Он взял секатор, и мы вышли в сад. Громко пел соловей, залетевший в этот лес на окраине города. Огромная луна висела над садом, наступал таинственный
– Разве я договаривался родиться, чтобы умереть? – заговорил он. – Слепая Природа без нашего на то согласия вызывает нас из небытия и быстро отправляет туда же. Сколько хлопот, сколько крови!.. Раскрой рот, скажи что-нибудь?

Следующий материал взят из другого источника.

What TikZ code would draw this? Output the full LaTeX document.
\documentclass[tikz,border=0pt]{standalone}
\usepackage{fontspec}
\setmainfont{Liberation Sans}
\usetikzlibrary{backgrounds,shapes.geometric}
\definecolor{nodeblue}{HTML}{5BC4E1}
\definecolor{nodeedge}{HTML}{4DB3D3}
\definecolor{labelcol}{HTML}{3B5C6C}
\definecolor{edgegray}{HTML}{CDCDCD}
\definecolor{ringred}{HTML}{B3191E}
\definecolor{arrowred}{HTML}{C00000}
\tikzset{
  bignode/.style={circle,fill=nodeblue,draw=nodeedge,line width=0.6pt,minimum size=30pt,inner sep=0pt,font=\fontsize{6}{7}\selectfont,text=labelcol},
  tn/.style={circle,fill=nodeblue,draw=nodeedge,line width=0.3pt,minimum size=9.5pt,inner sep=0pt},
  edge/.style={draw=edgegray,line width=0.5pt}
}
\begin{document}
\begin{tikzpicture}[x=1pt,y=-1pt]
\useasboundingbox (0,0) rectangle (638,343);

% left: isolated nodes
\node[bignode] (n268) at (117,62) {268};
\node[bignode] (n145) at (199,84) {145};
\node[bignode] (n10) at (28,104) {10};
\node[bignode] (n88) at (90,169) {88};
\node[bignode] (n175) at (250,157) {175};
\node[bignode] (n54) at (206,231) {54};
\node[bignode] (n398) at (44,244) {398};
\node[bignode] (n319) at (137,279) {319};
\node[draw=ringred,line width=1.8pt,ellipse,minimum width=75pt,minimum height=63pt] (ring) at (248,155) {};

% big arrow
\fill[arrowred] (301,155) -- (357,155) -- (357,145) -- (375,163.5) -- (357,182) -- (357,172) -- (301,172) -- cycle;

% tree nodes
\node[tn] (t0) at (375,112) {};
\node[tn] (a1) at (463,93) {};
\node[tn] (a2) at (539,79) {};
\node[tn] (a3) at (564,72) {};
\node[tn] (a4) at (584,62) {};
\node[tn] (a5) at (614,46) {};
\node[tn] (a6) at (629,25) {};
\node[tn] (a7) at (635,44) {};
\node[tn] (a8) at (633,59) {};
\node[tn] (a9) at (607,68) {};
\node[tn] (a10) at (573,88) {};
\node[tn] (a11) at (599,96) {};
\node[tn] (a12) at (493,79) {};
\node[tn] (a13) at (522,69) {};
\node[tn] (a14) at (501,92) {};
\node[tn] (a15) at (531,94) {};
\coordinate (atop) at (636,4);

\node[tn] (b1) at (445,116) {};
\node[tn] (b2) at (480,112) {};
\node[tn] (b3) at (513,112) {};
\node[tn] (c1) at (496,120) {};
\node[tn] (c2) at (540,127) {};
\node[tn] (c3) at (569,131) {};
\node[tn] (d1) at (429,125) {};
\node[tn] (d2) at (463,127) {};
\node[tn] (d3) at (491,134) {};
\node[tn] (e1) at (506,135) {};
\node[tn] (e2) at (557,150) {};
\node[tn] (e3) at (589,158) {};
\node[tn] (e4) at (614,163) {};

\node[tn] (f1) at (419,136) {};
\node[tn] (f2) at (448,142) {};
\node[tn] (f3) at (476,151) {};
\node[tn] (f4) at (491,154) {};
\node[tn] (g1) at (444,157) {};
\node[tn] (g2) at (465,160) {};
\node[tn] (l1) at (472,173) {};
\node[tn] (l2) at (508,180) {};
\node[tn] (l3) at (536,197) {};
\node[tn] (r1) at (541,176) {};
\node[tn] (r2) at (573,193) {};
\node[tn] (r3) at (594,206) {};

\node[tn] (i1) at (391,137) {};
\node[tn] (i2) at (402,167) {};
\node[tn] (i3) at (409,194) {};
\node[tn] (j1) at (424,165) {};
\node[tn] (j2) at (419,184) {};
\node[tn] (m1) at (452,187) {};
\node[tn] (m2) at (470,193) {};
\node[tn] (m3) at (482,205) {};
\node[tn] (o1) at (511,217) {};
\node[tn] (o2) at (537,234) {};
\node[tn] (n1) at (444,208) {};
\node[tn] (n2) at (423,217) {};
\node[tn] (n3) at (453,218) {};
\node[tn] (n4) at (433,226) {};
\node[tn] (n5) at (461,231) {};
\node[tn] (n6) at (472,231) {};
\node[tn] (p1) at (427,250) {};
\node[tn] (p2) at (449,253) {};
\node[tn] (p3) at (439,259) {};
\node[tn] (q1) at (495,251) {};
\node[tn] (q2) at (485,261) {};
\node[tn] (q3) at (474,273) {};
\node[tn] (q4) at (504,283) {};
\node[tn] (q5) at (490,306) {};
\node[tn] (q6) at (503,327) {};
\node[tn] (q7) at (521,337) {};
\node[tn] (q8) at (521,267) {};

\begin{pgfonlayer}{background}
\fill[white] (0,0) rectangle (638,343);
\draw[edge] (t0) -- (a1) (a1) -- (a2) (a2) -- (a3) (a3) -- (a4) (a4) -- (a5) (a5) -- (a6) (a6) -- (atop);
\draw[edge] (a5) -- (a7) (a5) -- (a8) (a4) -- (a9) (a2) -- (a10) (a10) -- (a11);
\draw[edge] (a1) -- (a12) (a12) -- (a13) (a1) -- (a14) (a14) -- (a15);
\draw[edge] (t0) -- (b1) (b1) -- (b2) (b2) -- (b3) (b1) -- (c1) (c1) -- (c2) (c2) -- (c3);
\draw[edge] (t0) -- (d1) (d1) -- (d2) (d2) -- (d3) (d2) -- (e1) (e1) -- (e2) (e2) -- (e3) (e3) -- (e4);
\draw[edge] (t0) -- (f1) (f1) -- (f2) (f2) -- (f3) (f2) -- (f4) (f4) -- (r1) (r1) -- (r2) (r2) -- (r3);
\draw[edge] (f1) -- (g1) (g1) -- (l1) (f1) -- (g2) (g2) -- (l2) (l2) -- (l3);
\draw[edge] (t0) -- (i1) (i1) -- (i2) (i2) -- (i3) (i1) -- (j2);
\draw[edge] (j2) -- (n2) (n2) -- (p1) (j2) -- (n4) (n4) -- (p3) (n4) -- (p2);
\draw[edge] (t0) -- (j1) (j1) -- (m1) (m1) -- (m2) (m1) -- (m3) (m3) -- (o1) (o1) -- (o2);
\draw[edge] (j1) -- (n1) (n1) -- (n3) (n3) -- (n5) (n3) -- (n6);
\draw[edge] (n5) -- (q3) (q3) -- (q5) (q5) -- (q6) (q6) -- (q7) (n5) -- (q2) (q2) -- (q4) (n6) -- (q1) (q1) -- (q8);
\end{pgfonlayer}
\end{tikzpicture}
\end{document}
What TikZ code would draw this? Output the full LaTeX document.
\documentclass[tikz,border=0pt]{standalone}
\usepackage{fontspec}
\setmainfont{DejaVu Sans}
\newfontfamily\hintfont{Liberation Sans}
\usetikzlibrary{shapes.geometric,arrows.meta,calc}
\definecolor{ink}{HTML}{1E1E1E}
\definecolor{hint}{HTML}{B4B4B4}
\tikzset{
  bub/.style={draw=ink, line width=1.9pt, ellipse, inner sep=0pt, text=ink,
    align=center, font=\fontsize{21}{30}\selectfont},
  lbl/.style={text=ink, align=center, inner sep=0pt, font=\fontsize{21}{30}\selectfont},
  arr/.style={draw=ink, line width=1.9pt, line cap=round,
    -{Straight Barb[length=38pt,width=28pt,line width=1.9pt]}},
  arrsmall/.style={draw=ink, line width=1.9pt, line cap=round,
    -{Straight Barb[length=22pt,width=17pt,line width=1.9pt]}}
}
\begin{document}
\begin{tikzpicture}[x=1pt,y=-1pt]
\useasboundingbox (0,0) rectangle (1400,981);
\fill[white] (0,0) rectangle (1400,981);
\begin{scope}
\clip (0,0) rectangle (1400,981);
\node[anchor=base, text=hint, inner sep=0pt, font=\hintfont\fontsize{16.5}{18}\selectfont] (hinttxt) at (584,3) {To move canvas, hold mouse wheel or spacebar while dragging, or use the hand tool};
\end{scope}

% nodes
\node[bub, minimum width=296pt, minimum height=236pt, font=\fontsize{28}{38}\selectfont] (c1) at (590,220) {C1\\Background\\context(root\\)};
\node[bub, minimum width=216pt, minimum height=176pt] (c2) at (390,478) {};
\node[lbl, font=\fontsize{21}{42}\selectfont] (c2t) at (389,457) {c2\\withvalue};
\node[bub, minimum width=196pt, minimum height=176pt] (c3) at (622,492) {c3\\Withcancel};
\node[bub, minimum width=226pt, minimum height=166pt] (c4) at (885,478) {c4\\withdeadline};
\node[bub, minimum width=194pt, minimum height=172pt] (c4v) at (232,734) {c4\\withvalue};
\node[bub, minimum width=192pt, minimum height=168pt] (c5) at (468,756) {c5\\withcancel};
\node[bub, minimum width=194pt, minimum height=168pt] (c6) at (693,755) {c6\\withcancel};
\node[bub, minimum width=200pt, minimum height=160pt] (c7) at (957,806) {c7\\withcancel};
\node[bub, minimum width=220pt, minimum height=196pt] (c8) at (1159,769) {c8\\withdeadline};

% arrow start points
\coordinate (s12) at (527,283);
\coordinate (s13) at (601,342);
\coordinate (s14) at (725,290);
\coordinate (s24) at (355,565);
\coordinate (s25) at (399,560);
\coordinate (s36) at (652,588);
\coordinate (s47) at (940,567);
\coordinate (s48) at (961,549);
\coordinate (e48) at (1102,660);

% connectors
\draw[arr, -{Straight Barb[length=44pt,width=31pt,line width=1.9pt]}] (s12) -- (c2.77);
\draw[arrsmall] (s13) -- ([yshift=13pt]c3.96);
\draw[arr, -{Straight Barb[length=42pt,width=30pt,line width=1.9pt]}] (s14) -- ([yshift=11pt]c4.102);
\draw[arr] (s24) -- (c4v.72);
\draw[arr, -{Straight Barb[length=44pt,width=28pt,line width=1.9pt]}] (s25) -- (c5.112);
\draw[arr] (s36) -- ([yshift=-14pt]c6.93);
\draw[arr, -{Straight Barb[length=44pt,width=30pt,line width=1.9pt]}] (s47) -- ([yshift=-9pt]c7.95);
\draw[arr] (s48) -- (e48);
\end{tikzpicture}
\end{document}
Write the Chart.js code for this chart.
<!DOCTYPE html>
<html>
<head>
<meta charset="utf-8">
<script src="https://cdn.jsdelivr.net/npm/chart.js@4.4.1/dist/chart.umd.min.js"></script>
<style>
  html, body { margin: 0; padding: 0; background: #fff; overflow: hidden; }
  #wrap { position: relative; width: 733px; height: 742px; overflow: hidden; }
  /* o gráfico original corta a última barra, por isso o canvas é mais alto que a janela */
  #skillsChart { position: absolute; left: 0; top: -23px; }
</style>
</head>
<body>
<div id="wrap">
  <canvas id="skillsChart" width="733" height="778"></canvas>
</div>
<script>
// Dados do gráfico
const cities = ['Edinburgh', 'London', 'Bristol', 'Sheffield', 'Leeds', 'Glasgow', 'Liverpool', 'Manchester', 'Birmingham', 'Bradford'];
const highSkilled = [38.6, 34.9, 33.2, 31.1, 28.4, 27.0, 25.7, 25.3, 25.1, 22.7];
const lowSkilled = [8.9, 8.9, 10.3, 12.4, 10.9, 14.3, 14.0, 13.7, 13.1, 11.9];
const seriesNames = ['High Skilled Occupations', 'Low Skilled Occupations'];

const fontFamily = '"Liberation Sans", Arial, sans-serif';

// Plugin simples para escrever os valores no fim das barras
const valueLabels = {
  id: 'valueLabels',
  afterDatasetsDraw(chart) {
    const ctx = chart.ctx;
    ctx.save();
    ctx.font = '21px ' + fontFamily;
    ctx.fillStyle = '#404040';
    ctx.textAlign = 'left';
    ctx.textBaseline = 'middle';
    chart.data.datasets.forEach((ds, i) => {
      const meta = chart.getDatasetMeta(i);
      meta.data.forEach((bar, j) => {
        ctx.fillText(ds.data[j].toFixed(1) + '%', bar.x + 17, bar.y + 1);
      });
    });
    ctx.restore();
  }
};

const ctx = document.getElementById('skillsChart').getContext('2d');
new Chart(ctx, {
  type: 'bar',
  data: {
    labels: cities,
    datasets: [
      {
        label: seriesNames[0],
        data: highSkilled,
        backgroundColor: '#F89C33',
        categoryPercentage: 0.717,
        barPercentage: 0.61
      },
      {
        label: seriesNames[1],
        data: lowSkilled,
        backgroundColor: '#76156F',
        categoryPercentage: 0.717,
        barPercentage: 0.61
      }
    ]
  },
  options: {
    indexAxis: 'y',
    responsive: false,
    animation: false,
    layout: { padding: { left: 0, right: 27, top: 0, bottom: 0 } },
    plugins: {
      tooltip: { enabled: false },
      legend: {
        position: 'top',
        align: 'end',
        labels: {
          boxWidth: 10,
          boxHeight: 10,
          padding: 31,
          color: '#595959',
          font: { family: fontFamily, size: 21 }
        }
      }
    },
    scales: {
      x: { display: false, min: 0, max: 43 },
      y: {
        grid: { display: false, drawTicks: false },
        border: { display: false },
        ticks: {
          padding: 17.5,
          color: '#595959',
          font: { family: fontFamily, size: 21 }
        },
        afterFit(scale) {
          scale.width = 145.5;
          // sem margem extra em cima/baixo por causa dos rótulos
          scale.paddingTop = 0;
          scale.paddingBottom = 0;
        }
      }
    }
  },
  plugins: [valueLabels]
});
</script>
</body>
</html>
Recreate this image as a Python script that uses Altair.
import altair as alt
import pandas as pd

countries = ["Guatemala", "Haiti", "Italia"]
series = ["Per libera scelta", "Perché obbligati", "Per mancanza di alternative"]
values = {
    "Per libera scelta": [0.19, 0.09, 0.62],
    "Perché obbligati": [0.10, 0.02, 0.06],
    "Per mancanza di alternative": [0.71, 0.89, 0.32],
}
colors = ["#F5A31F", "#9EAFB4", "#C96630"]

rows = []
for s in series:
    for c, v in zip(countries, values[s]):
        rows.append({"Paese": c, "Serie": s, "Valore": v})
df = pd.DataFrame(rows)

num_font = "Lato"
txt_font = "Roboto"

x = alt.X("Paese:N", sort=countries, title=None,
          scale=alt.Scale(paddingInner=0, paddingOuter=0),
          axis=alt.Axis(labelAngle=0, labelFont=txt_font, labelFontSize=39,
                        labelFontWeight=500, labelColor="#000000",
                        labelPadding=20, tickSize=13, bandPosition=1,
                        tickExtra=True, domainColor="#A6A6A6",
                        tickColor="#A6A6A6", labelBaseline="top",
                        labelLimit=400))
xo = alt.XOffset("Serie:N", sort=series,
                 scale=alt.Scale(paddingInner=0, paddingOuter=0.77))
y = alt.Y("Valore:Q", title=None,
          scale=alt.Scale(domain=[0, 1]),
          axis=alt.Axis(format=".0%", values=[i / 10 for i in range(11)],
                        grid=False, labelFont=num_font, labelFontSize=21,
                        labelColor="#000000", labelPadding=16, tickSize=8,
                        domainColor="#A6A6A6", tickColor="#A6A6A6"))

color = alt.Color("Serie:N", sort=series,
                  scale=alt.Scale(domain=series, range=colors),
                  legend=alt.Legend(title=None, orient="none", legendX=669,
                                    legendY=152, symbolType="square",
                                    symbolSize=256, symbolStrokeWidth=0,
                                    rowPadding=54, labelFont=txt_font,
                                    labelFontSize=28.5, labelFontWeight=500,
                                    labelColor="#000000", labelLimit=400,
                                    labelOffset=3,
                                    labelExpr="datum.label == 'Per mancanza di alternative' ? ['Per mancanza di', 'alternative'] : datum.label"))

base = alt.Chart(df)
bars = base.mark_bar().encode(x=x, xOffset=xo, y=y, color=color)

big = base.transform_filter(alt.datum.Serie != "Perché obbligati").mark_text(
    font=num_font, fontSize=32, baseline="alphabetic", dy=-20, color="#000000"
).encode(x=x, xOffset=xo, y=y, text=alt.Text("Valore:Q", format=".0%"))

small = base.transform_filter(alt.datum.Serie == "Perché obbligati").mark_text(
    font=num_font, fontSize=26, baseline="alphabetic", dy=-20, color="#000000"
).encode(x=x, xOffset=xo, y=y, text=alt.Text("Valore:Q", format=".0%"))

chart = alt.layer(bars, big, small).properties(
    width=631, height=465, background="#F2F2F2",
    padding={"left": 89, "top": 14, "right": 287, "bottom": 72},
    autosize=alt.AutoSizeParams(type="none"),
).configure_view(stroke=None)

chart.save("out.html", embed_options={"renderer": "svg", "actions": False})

– Я не думал над этим, Коба.
Он замолчал. Потом продолжил:
– Думал. Ты о многом думаешь, только молчишь… Нет, нет, деяния остаются. Они считают, мне семьдесят лет, и я сдался. Мудаки! Мы, Фудзи, вечные революционеры. Мы или создадим новый мир, или, как сказал этот жидок Троцкий, «уйдем, но, уходя, так хлопнем дверью, что мир содрогнется».
В свете фонаря, сгорбившись и старательно сопя, Коба отсекал у цветов головки. Они падали в траву. Но у него дрожала рука, уже вскоре он порезался секатором.
– Часто режусь, черт побери. Рука стала не та. А помнишь, как мы шашкой…
Я кивнул… хотя никакой шашкой мы никогда не пользовались. Только ножом.
Он велел охраннику разбудить фельдшера. Фельдшер прибежал тотчас.
– Показывай свое искусство, – приказал Коба.
У фельдшера дрожали руки, и он никак не мог перевязать его палец. Перевязал я – фельдшерским бинтом.
Уже начало светать. В деревьях зашумел утренний ветер. Березы напряглись, вытянулись, громко зашелестели листья.
– Пора возвращаться в дачу… Ты хорошо ходишь, Фудзи, а мне уже трудно. Я устаю и предпочитаю ездить.
Он велел вызвать «коляску». Вспомнил:
– Как мы скакали на конях, лихие были джигиты.
Опять я услужливо кивнул, хотя мы никогда не скакали. Он все более становился щедр на старческие выдумки. Без меня часто беседовал с охраной. Рассказывал им всякие байки про свою удаль в молодые годы. Однажды, провожая меня к машине, один из охранников посмеялся.
– Привирает по-стариковски, а мы слушаем. Старый стал, одинокий, жалко его.
(Охранник, пожалевший его, скоро исчез, видно, не со мной одним делился наблюдениями.)
Если бы они знали, что задумал этот старый и одинокий, мой друг Коба.
Подъехала коляска, запряженная двумя лошадьми. Мы сели. Кучер, полковник госбезопасности, ударил лошадей. И покатили в меркнущем утреннем свете фонарей. Всюду среди деревьев тени – охрана.
– Да старики мы, Фудзи, – восьмой десяток. Даже арестовать тебя нельзя, сразу кончишься. В нашем возрасте к врачам приходится часто обращаться. Хотя… Скоро там, в лагерях, соберется много первоклассных врачей. Ильич говорил: «Лечиться надо у немецких докторов, а не у идиотов – “товарищей”». Но наше время сделало поправку – лечиться надо у евреев. Так что вскоре здесь лечить будет некому. Может, лучше тебе там быть? – Он прыснул в усы, а я, как всегда, вздрогнул.
Покатавшись по саду, мы вернулись на веранду. Я умирал, так хотел спать, а он – нет.
Принесли чай.
Я сидел, сжав челюсти, точнее, протезы, борясь со сном.
В саду появился вечно улыбающийся Хрущев. В рассветном белесом сумраке он был как-то расплывчат.
– Прибыл по вашему распоряжению, Иосиф Виссарионович.
Коба, прихлебывая чай, изумленно поглядел на него и вдруг спросил:
– А кто вы такой?
– Как… это? Иосиф Виссарионович, я… Хрущев, – ответил тот растерянно.